BEGIN Recorded information

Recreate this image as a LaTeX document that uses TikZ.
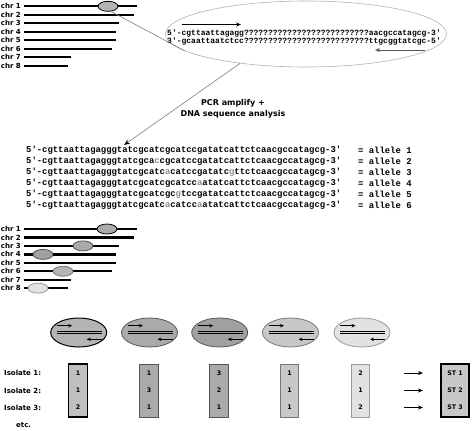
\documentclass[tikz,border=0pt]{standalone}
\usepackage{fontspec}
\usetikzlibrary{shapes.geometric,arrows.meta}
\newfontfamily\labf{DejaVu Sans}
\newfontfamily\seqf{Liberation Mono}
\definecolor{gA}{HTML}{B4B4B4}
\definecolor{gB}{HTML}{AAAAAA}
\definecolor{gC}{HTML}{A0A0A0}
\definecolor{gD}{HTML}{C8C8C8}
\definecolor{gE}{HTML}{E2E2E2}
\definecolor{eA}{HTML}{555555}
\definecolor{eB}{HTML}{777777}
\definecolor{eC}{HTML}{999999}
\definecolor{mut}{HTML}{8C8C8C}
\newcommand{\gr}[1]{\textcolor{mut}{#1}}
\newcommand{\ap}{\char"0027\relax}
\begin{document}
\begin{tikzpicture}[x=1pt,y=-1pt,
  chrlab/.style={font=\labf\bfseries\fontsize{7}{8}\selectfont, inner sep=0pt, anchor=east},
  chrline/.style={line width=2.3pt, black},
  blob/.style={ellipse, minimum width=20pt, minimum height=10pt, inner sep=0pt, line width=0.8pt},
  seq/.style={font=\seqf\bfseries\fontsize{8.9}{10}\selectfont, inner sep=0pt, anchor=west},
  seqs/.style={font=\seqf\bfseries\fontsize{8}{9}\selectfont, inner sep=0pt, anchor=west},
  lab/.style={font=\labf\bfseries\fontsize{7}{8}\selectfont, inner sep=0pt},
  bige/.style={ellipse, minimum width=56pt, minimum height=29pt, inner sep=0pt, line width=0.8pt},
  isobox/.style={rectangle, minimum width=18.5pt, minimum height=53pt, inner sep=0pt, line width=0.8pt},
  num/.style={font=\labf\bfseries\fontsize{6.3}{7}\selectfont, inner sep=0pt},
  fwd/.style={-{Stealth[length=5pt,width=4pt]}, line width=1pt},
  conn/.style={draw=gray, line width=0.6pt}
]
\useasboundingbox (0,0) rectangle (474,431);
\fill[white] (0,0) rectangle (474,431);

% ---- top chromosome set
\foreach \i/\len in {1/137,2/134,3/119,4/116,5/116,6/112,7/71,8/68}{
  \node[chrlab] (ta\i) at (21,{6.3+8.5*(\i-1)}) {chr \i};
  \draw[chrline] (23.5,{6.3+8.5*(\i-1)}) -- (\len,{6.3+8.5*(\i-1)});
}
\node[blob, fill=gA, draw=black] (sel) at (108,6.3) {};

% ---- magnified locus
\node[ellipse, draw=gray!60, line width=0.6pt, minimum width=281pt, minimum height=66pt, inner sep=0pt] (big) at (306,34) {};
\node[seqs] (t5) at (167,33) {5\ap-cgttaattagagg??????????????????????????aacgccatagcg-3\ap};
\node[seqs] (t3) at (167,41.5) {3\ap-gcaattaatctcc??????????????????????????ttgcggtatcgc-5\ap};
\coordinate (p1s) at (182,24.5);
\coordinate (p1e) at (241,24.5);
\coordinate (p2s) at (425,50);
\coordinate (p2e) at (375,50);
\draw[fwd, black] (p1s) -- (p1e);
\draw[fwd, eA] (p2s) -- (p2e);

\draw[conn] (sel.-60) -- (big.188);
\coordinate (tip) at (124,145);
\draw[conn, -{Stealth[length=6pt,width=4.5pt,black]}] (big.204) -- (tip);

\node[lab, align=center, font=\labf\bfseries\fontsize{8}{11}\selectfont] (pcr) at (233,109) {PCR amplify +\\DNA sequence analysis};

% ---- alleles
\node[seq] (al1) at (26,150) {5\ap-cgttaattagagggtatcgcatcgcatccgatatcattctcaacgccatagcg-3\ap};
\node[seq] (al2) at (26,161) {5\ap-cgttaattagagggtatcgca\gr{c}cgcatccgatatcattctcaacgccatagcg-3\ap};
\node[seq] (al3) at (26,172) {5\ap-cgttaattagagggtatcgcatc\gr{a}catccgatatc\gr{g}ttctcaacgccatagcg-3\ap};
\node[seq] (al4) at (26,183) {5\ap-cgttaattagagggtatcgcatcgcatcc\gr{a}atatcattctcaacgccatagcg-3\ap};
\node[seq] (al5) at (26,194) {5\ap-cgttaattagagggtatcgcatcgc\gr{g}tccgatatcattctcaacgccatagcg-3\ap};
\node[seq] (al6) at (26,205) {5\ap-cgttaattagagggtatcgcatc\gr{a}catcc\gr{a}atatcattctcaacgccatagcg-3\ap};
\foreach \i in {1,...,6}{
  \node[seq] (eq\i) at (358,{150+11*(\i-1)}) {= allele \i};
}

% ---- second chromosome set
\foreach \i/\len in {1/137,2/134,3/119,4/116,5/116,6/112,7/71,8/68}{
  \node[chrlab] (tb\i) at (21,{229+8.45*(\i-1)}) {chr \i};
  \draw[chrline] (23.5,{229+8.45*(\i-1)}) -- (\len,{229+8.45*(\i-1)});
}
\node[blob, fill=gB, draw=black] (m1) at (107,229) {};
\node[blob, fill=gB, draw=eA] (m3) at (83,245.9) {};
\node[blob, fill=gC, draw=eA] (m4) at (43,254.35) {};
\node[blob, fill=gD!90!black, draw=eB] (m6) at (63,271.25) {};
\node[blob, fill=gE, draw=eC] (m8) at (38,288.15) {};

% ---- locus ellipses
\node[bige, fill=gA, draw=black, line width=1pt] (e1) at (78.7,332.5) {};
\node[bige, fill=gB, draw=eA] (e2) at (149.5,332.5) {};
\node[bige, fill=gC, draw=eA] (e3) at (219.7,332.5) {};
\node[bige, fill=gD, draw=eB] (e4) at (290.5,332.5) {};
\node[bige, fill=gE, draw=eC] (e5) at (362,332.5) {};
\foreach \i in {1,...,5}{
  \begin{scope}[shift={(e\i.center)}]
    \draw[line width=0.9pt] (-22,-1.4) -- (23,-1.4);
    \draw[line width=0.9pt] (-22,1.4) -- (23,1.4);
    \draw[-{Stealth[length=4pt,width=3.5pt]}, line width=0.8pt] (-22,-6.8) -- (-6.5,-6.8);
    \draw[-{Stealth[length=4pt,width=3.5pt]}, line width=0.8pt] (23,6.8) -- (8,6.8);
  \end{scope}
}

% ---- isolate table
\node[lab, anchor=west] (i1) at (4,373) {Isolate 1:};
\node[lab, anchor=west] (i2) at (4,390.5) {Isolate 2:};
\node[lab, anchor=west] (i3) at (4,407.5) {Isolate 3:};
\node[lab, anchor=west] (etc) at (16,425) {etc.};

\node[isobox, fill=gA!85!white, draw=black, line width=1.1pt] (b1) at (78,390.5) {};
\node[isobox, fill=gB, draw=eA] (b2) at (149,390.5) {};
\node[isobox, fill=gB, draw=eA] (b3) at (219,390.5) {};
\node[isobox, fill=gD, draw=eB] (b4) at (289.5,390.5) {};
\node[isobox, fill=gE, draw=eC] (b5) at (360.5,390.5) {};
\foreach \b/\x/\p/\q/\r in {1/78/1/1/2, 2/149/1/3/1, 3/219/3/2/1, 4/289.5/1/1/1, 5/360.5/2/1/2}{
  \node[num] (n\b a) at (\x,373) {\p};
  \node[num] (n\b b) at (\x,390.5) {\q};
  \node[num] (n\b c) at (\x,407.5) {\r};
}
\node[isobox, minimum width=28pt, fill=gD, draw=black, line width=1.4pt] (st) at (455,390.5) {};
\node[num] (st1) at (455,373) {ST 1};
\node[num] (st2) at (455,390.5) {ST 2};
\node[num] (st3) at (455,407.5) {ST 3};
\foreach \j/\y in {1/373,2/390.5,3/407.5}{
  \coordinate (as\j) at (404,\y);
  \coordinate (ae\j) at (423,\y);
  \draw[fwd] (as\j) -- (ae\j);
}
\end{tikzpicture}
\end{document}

END Recorded information

Leave out the pictures and give the listing above again exactly.

Recreate this image as a LaTeX document that uses TikZ.
\documentclass[tikz,border=0pt]{standalone}
\usepackage{fontspec}
\usetikzlibrary{shapes.geometric,arrows.meta}
\newfontfamily\labf{DejaVu Sans}
\newfontfamily\seqf{Liberation Mono}
\definecolor{gA}{HTML}{B4B4B4}
\definecolor{gB}{HTML}{AAAAAA}
\definecolor{gC}{HTML}{A0A0A0}
\definecolor{gD}{HTML}{C8C8C8}
\definecolor{gE}{HTML}{E2E2E2}
\definecolor{eA}{HTML}{555555}
\definecolor{eB}{HTML}{777777}
\definecolor{eC}{HTML}{999999}
\definecolor{mut}{HTML}{8C8C8C}
\newcommand{\gr}[1]{\textcolor{mut}{#1}}
\newcommand{\ap}{\char"0027\relax}
\begin{document}
\begin{tikzpicture}[x=1pt,y=-1pt,
  chrlab/.style={font=\labf\bfseries\fontsize{7}{8}\selectfont, inner sep=0pt, anchor=east},
  chrline/.style={line width=2.3pt, black},
  blob/.style={ellipse, minimum width=20pt, minimum height=10pt, inner sep=0pt, line width=0.8pt},
  seq/.style={font=\seqf\bfseries\fontsize{8.9}{10}\selectfont, inner sep=0pt, anchor=west},
  seqs/.style={font=\seqf\bfseries\fontsize{8}{9}\selectfont, inner sep=0pt, anchor=west},
  lab/.style={font=\labf\bfseries\fontsize{7}{8}\selectfont, inner sep=0pt},
  bige/.style={ellipse, minimum width=56pt, minimum height=29pt, inner sep=0pt, line width=0.8pt},
  isobox/.style={rectangle, minimum width=18.5pt, minimum height=53pt, inner sep=0pt, line width=0.8pt},
  num/.style={font=\labf\bfseries\fontsize{6.3}{7}\selectfont, inner sep=0pt},
  fwd/.style={-{Stealth[length=5pt,width=4pt]}, line width=1pt},
  conn/.style={draw=gray, line width=0.6pt}
]
\useasboundingbox (0,0) rectangle (474,431);
\fill[white] (0,0) rectangle (474,431);

% ---- top chromosome set
\foreach \i/\len in {1/137,2/134,3/119,4/116,5/116,6/112,7/71,8/68}{
  \node[chrlab] (ta\i) at (21,{6.3+8.5*(\i-1)}) {chr \i};
  \draw[chrline] (23.5,{6.3+8.5*(\i-1)}) -- (\len,{6.3+8.5*(\i-1)});
}
\node[blob, fill=gA, draw=black] (sel) at (108,6.3) {};

% ---- magnified locus
\node[ellipse, draw=gray!60, line width=0.6pt, minimum width=281pt, minimum height=66pt, inner sep=0pt] (big) at (306,34) {};
\node[seqs] (t5) at (167,33) {5\ap-cgttaattagagg??????????????????????????aacgccatagcg-3\ap};
\node[seqs] (t3) at (167,41.5) {3\ap-gcaattaatctcc??????????????????????????ttgcggtatcgc-5\ap};
\coordinate (p1s) at (182,24.5);
\coordinate (p1e) at (241,24.5);
\coordinate (p2s) at (425,50);
\coordinate (p2e) at (375,50);
\draw[fwd, black] (p1s) -- (p1e);
\draw[fwd, eA] (p2s) -- (p2e);

\draw[conn] (sel.-60) -- (big.188);
\coordinate (tip) at (124,145);
\draw[conn, -{Stealth[length=6pt,width=4.5pt,black]}] (big.204) -- (tip);

\node[lab, align=center, font=\labf\bfseries\fontsize{8}{11}\selectfont] (pcr) at (233,109) {PCR amplify +\\DNA sequence analysis};

% ---- alleles
\node[seq] (al1) at (26,150) {5\ap-cgttaattagagggtatcgcatcgcatccgatatcattctcaacgccatagcg-3\ap};
\node[seq] (al2) at (26,161) {5\ap-cgttaattagagggtatcgca\gr{c}cgcatccgatatcattctcaacgccatagcg-3\ap};
\node[seq] (al3) at (26,172) {5\ap-cgttaattagagggtatcgcatc\gr{a}catccgatatc\gr{g}ttctcaacgccatagcg-3\ap};
\node[seq] (al4) at (26,183) {5\ap-cgttaattagagggtatcgcatcgcatcc\gr{a}atatcattctcaacgccatagcg-3\ap};
\node[seq] (al5) at (26,194) {5\ap-cgttaattagagggtatcgcatcgc\gr{g}tccgatatcattctcaacgccatagcg-3\ap};
\node[seq] (al6) at (26,205) {5\ap-cgttaattagagggtatcgcatc\gr{a}catcc\gr{a}atatcattctcaacgccatagcg-3\ap};
\foreach \i in {1,...,6}{
  \node[seq] (eq\i) at (358,{150+11*(\i-1)}) {= allele \i};
}

% ---- second chromosome set
\foreach \i/\len in {1/137,2/134,3/119,4/116,5/116,6/112,7/71,8/68}{
  \node[chrlab] (tb\i) at (21,{229+8.45*(\i-1)}) {chr \i};
  \draw[chrline] (23.5,{229+8.45*(\i-1)}) -- (\len,{229+8.45*(\i-1)});
}
\node[blob, fill=gB, draw=black] (m1) at (107,229) {};
\node[blob, fill=gB, draw=eA] (m3) at (83,245.9) {};
\node[blob, fill=gC, draw=eA] (m4) at (43,254.35) {};
\node[blob, fill=gD!90!black, draw=eB] (m6) at (63,271.25) {};
\node[blob, fill=gE, draw=eC] (m8) at (38,288.15) {};

% ---- locus ellipses
\node[bige, fill=gA, draw=black, line width=1pt] (e1) at (78.7,332.5) {};
\node[bige, fill=gB, draw=eA] (e2) at (149.5,332.5) {};
\node[bige, fill=gC, draw=eA] (e3) at (219.7,332.5) {};
\node[bige, fill=gD, draw=eB] (e4) at (290.5,332.5) {};
\node[bige, fill=gE, draw=eC] (e5) at (362,332.5) {};
\foreach \i in {1,...,5}{
  \begin{scope}[shift={(e\i.center)}]
    \draw[line width=0.9pt] (-22,-1.4) -- (23,-1.4);
    \draw[line width=0.9pt] (-22,1.4) -- (23,1.4);
    \draw[-{Stealth[length=4pt,width=3.5pt]}, line width=0.8pt] (-22,-6.8) -- (-6.5,-6.8);
    \draw[-{Stealth[length=4pt,width=3.5pt]}, line width=0.8pt] (23,6.8) -- (8,6.8);
  \end{scope}
}

% ---- isolate table
\node[lab, anchor=west] (i1) at (4,373) {Isolate 1:};
\node[lab, anchor=west] (i2) at (4,390.5) {Isolate 2:};
\node[lab, anchor=west] (i3) at (4,407.5) {Isolate 3:};
\node[lab, anchor=west] (etc) at (16,425) {etc.};

\node[isobox, fill=gA!85!white, draw=black, line width=1.1pt] (b1) at (78,390.5) {};
\node[isobox, fill=gB, draw=eA] (b2) at (149,390.5) {};
\node[isobox, fill=gB, draw=eA] (b3) at (219,390.5) {};
\node[isobox, fill=gD, draw=eB] (b4) at (289.5,390.5) {};
\node[isobox, fill=gE, draw=eC] (b5) at (360.5,390.5) {};
\foreach \b/\x/\p/\q/\r in {1/78/1/1/2, 2/149/1/3/1, 3/219/3/2/1, 4/289.5/1/1/1, 5/360.5/2/1/2}{
  \node[num] (n\b a) at (\x,373) {\p};
  \node[num] (n\b b) at (\x,390.5) {\q};
  \node[num] (n\b c) at (\x,407.5) {\r};
}
\node[isobox, minimum width=28pt, fill=gD, draw=black, line width=1.4pt] (st) at (455,390.5) {};
\node[num] (st1) at (455,373) {ST 1};
\node[num] (st2) at (455,390.5) {ST 2};
\node[num] (st3) at (455,407.5) {ST 3};
\foreach \j/\y in {1/373,2/390.5,3/407.5}{
  \coordinate (as\j) at (404,\y);
  \coordinate (ae\j) at (423,\y);
  \draw[fwd] (as\j) -- (ae\j);
}
\end{tikzpicture}
\end{document}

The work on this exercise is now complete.